In its three decades in the Tampa Bay area, the Church of Scientology has never before enjoyed such a level of acceptance and cooperative interplay with another local church.

Lynn Irons of the Church of Scientology Tampa said his first conversations with Kennedy touched on religion only briefly.

“We made an agreement,” Irons said. “When we help with literacy and crime and drug addiction, then you and I are going to talk really seriously. How about that?”

Study tech concepts are purely secular, Irons said. There’s “word clearing,” which means not passing over a word you don’t understand. Another core concept is “mass.” Or, as Irons said, “if you are studying about a tractor, it’s good to have a tractor in front of you.”

The program also stresses progressing from simple ideas to more complex ones. Trying to learn too fast on “too steep a gradient” impedes learning, he said.

Kennedy isn’t the only local pastor planning to use the study tech.

Archbishop Clarence Davis of Joy Tabernacle Cathedral in Tampa’s Ybor City heard about the Hubbard programs from Kennedy and also is a fan.

Davis said he thought Scientologists were “kooks” before he took a course on learning how to learn. Despite holding three graduate degrees, Davis said the program taught him a lot. The religion of Scientology has been a non-issue, he said.

“I’m happy because they don’t push the religious aspects,” he said. “If they did, I wouldn’t be involved.”

Eight members of his church are training to become instructors in the Hubbard methods, Davis said.

But church critics say the study tech is simply a Scientology recruiting tool to introduce people to terms and concepts used in the Scientology religion.

In Missouri, a school district superintendent has taken on the Applied Scholastics program, which distributes the study tech materials.

Such materials reflect Scientology church doctrine, said Hazelwood School District superintendent Chris L. Wright. “Because of this association, we have elected not to participate or be associated with their programs,” she said.

Some educators also question Hubbard’s study program.

“I just think it’s a lot of (garbage),” said Johanna Lemlech, a University of Southern California professor emeritus of education. In a review of the program in 1997, Lemlech said Hubbard has a confusing, unclear writing style and his study tech books belong “in the cylindrical file.”

* * *

Along with learning about study tech, Glorious Church of God in Christ members have been trained as tutors for Bright Sky Learning, a Clearwater-based reading program that is branching into afterschool tutoring this year.
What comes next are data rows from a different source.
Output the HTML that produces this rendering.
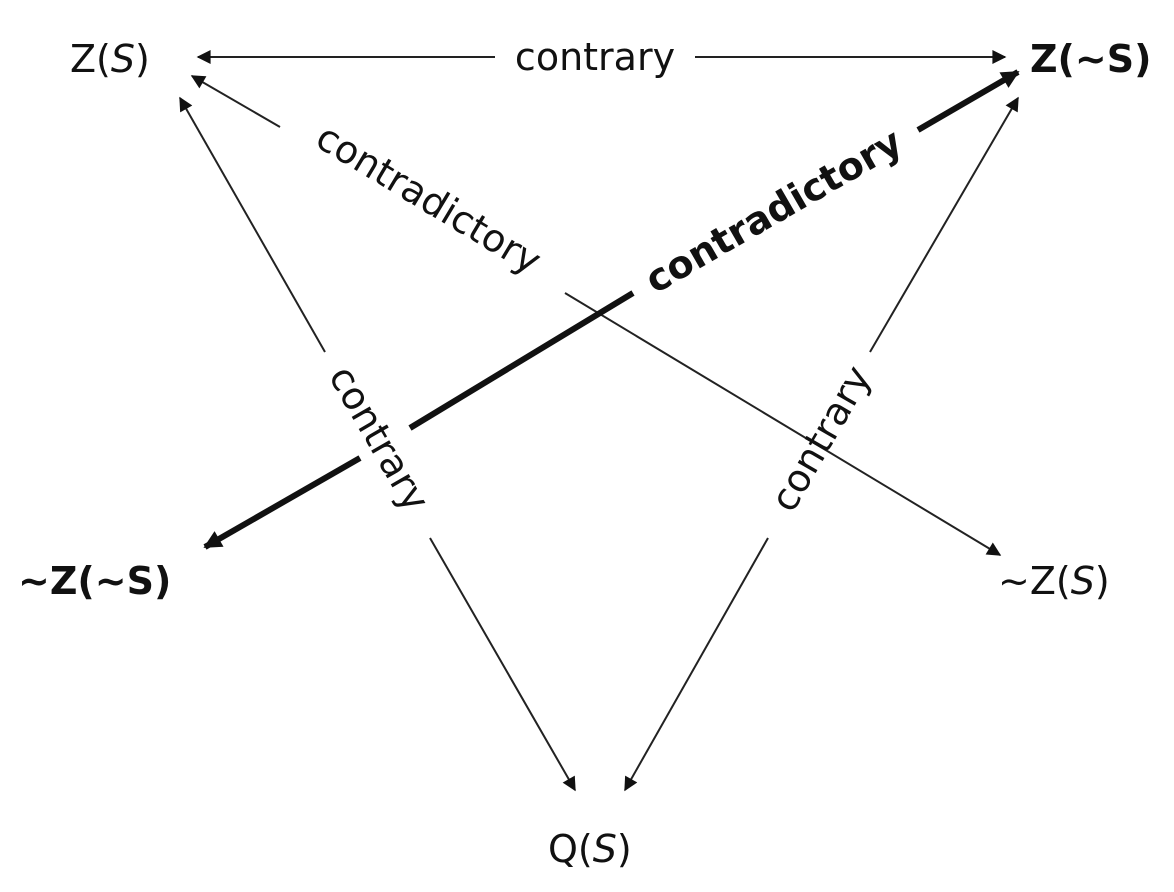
<!DOCTYPE html>
<html><head><style>body{margin:0;background:#fff}svg{display:block}</style></head><body>
<svg width="1174" height="892" viewBox="0 0 1174 892" xmlns="http://www.w3.org/2000/svg" font-family="'DejaVu Sans','Liberation Sans',sans-serif" fill="#111">
<defs>
<marker id="a" viewBox="0 0 10 10" refX="9" refY="5" markerWidth="20" markerHeight="14" markerUnits="userSpaceOnUse" orient="auto"><path d="M0,0L10,5L0,10z" fill="#111"/></marker>
<marker id="b" viewBox="0 0 10 10" refX="9" refY="5" markerWidth="24" markerHeight="18" markerUnits="userSpaceOnUse" orient="auto"><path d="M0,0L10,5L0,10z" fill="#111"/></marker>
</defs>
<g stroke="#222" stroke-width="2" fill="none">
<line x1="495" y1="57" x2="198" y2="57" marker-end="url(#a)"/>
<line x1="695" y1="57" x2="1005" y2="57" marker-end="url(#a)"/>
<line x1="280" y1="127" x2="192" y2="76" marker-end="url(#a)"/>
<line x1="565" y1="293" x2="1000" y2="555" marker-end="url(#a)"/>
<line x1="325" y1="352" x2="180" y2="98" marker-end="url(#a)"/>
<line x1="430" y1="538" x2="575" y2="790" marker-end="url(#a)"/>
<line x1="870" y1="352" x2="1018" y2="98" marker-end="url(#a)"/>
<line x1="768" y1="538" x2="625" y2="790" marker-end="url(#a)"/>
</g>
<g stroke="#111" stroke-width="6" fill="none">
<line x1="360" y1="458" x2="205" y2="547" marker-end="url(#b)"/>
<line x1="410" y1="428" x2="633" y2="293"/>
<line x1="918" y1="130" x2="1018" y2="72" marker-end="url(#b)"/>
</g>
<g font-size="38">
<text x="70" y="72">Z(<tspan font-style="italic">S</tspan>)</text>
<text x="1030" y="72" font-weight="bold">Z(~S)</text>
<text x="18" y="594" font-weight="bold">~Z(~S)</text>
<text x="998" y="594">~Z(<tspan font-style="italic">S</tspan>)</text>
<text x="548" y="862">Q(<tspan font-style="italic">S</tspan>)</text>
<text x="595" y="70" text-anchor="middle">contrary</text>
<text transform="translate(422,210) rotate(31)" text-anchor="middle">contradictory</text>
<text transform="translate(780,222) rotate(-30)" text-anchor="middle" font-weight="bold">contradictory</text>
<text transform="translate(368,445) rotate(60)" text-anchor="middle">contrary</text>
<text transform="translate(832,445) rotate(-60)" text-anchor="middle">contrary</text>
</g>
</svg>
</body></html>
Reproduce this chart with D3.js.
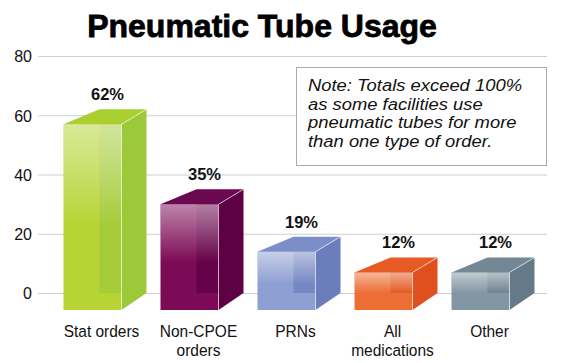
<!DOCTYPE html>
<html>
<head>
<meta charset="utf-8">
<script src="https://cdn.jsdelivr.net/npm/d3@7"></script>
<style>
  body { margin: 0; background: #fff; }
  svg { display: block; font-family: "Liberation Sans", Arial, sans-serif; }
</style>
</head>
<body>
<div id="chart"></div>
<script>
// chart data
var categories = ["Stat orders", "Non-CPOE orders", "PRNs", "All medications", "Other"];
var labelLines = [["Stat orders"], ["Non-CPOE", "orders"], ["PRNs"], ["All", "medications"], ["Other"]];
var values = [62, 35, 19, 12, 12];
var yTicks = [0, 20, 40, 60, 80];
var noteLines = ["Note: Totals exceed 100%", "as some facilities use", "pneumatic tubes for more", "than one type of order."];

// colours for each box: front, inner (back seen through), side, top
var palette = [
  { front: "#b7d334", inner: "#9fca3b", side: "#9cc93a", top: "#a9cf30" },
  { front: "#7c0a56", inner: "#5f0046", side: "#5e0044", top: "#6c084f" },
  { front: "#8e9fd3", inner: "#6e80bd", side: "#6b7dbb", top: "#7c8ec8" },
  { front: "#ec6e34", inner: "#e0541f", side: "#e04f1e", top: "#e65a24" },
  { front: "#8396a4", inner: "#677c8a", side: "#657a89", top: "#738794" }
];

var svgWidth = 564;
var svgHeight = 363;

var svg = d3.select("#chart")
  .append("svg")
  .attr("width", svgWidth)
  .attr("height", svgHeight);

// white highlight on the front of each box
var defs = svg.append("defs");
var hl = defs.append("linearGradient")
  .attr("id", "shine")
  .attr("x1", 0).attr("y1", 0).attr("x2", 0).attr("y2", 1);
hl.append("stop").attr("offset", "0").attr("stop-color", "#fff").attr("stop-opacity", 0.5);
hl.append("stop").attr("offset", "0.55").attr("stop-color", "#fff").attr("stop-opacity", 0);

// scales
var yScale = d3.scaleLinear()
  .domain([0, 80])
  .range([293, 56]);

var xScale = d3.scaleBand()
  .domain(categories)
  .range([53, 538]);

// gridlines + tick labels
var yAxis = d3.axisLeft(yScale)
  .tickValues(yTicks)
  .tickSize(-(547 - 38))
  .tickPadding(6);

var axisG = svg.append("g")
  .attr("transform", "translate(38,0)")
  .call(yAxis);
axisG.select(".domain").remove();
axisG.selectAll(".tick line").attr("stroke", "#cfcfcf").attr("stroke-width", 1);
axisG.selectAll(".tick text")
  .attr("font-size", 16)
  .attr("fill", "#111")
  .attr("x", -6)
  .attr("dy", "0.36em");

// note box
svg.append("rect")
  .attr("x", 296.5).attr("y", 67.5)
  .attr("width", 250).attr("height", 98)
  .attr("fill", "#fff")
  .attr("stroke", "#aaa");

// slightly smaller type stretched a bit so lines keep their width but don't collide
svg.append("g").selectAll("text")
  .data(noteLines)
  .enter()
  .append("text")
  .attr("transform", (d, i) => `translate(308, ${91 + i * 18.5}) scale(1.07,1)`)
  .attr("font-size", 17.2)
  .attr("font-style", "italic")
  .attr("fill", "#111")
  .text(d => d);

// box geometry
var dxL = 36, dxR = 25, dyTop = 15, dyBot = 17, fw = 58;
var base = yScale(0);

var bars = svg.append("g").selectAll("g")
  .data(categories)
  .enter()
  .append("g");

bars.each(function(c, i) {
  var g = d3.select(this);
  var col = palette[i];
  var fl = xScale(c) + xScale.bandwidth() / 2 - 38;
  var backTop = yScale(values[i]);
  var frontTop = backTop + dyTop;
  var frontBot = base + dyBot;

  // front face
  g.append("rect")
    .attr("x", fl).attr("y", frontTop)
    .attr("width", fw).attr("height", frontBot - frontTop)
    .attr("fill", col.front);
  // back face seen through the front
  g.append("rect")
    .attr("x", fl + dxL).attr("y", frontTop)
    .attr("width", fw - dxL).attr("height", base - frontTop)
    .attr("fill", col.inner)
    .attr("opacity", 0.75);
  g.append("rect")
    .attr("x", fl).attr("y", frontTop)
    .attr("width", fw).attr("height", frontBot - frontTop)
    .attr("fill", "url(#shine)");

  // side face
  g.append("path")
    .attr("d", d3.line()([[fl + fw, frontTop], [fl + fw + dxR, backTop], [fl + fw + dxR, base], [fl + fw, frontBot]]) + "Z")
    .attr("fill", col.side);

  // top face
  g.append("path")
    .attr("d", d3.line()([[fl, frontTop], [fl + dxL, backTop], [fl + fw + dxR, backTop], [fl + fw, frontTop]]) + "Z")
    .attr("fill", col.top);

  // light edges
  g.append("path")
    .attr("d", d3.line()([[fl + fw, frontBot], [fl + fw, frontTop], [fl + fw + dxR, backTop]]))
    .attr("fill", "none")
    .attr("stroke", "#fff")
    .attr("stroke-opacity", 0.6)
    .attr("stroke-width", 1);

  // value label
  g.append("text")
    .attr("x", fl + 44)
    .attr("y", backTop - 9)
    .attr("text-anchor", "middle")
    .attr("font-size", 16.5)
    .attr("font-weight", "bold")
    .attr("fill", "#111")
    .text(values[i] + "%");

  // category label (condensed)
  var cx = xScale(c) + xScale.bandwidth() / 2;
  labelLines[i].forEach(function(line, j) {
    g.append("text")
      .attr("transform", `translate(${cx}, ${337 + j * 19}) scale(0.9,1)`)
      .attr("text-anchor", "middle")
      .attr("font-size", 17.2)
      .attr("fill", "#111")
      .text(line);
  });
});

// title
svg.append("text")
  .attr("x", 262)
  .attr("y", 37)
  .attr("text-anchor", "middle")
  .attr("font-size", 32)
  .attr("font-weight", "bold")
  .attr("fill", "#000")
  .attr("stroke", "#000")
  .attr("stroke-width", 0.8)
  .text("Pneumatic Tube Usage");
</script>
</body>
</html>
This year, the Hillsborough School district will funnel more than $8-million to private afterschool programs.

The Bright Sky program – to be taught in a building behind Kennedy’s church – will not employ Hubbard’s study technology, he said. Rather, it is a phonics-based program devised by Scientologists.

“It so happens they are Scientologists,” Kennedy said. “But Bright Sky is not Scientology. It’s just education.”

Brendan Haggerty, CEO of Bright Sky Learning, said his company’s program does not include any study tech. Glorious Church members were certified to teach the Bright Sky program at the Church of Scientology in Tampa only because they were taking other courses there and they asked to do it there, he said.

But there is potential for confusion. Asked whether Glorious Church tutors would incorporate Hubbard study tech concepts like “word clearing” into the Bright Sky program, Yolanda Kennedy said they would. Haggerty said she was mistaken.

This year the state certified the Bright Sky program to provide afterschool tutoring. The company said in its application that students who took its program in other states improved one to 21/2 grade levels.

In addition, in a Bright Sky tutoring program at the Boys & Girls Club of Jasmine Courts in Clearwater, teachers noticed significant improvement in the students’ reading, writing and comprehension skills, the application stated.

“It wasn’t bad,” said Carl Lavender, executive director of the Boys & Girls Clubs of the Suncoast. “There were a couple parents who saw it as very helpful.”

The program, paid for through private fundraisers, specifically targeted some students in danger of being held back a grade, he said, and “it was effective.”

At Glorious Church, Kennedy said he hopes to use some of the proceeds from the afterschool program to go toward a new community center behind his church.

Nancy Sardinas Lambert, who supervises the No Child Left Behind programs for the Hillsborough school district, said there are no restrictions on how programs spend the money as long as they provide the required services.

But the afterschool tutoring program will not bring as much as hoped. As of Friday, only nine eligible students had selected the Bright Sky program at Glorious Church. Haggerty said Glorious Church’s take will be about $900 per student, out of which it must pay the tutors. The church had hoped for as many as 100 students, so the enrollment is disappointing, Haggerty said, but he noted it is an off-campus program in its first year.

Kennedy said he anticipates Scientologists will help donate money to build his church’s new community center. Once built, the center will be a place where neighborhood kids can experience the Hubbard learning methods, he said.

It’s unclear the degree to which the secular Hubbard programs such as study tech are evangelical, said University of South Florida religious studies professor Dell deChant.

“Do people join because of them? Well, of course, they must,” he said. “Is it a self-conscious missionary tool? I don’t know.”

Scientology is a unique religion, deChant said. Its members claim you can continue to practice another faith and still be a faithful Scientologist. And many non-Scientology groups hand out The Way to Happiness, which never mentions the word Scientology.

Pastor Kennedy is comfortable with it. He said he can find a Biblical source for all of the morals in the booklet.

And just before the Monday night meeting ended with a prayer, Yolanda Kennedy made sure each student had a second Way to Happiness booklet.

“Make sure,” she said, “you give that book to someone tomorrow.”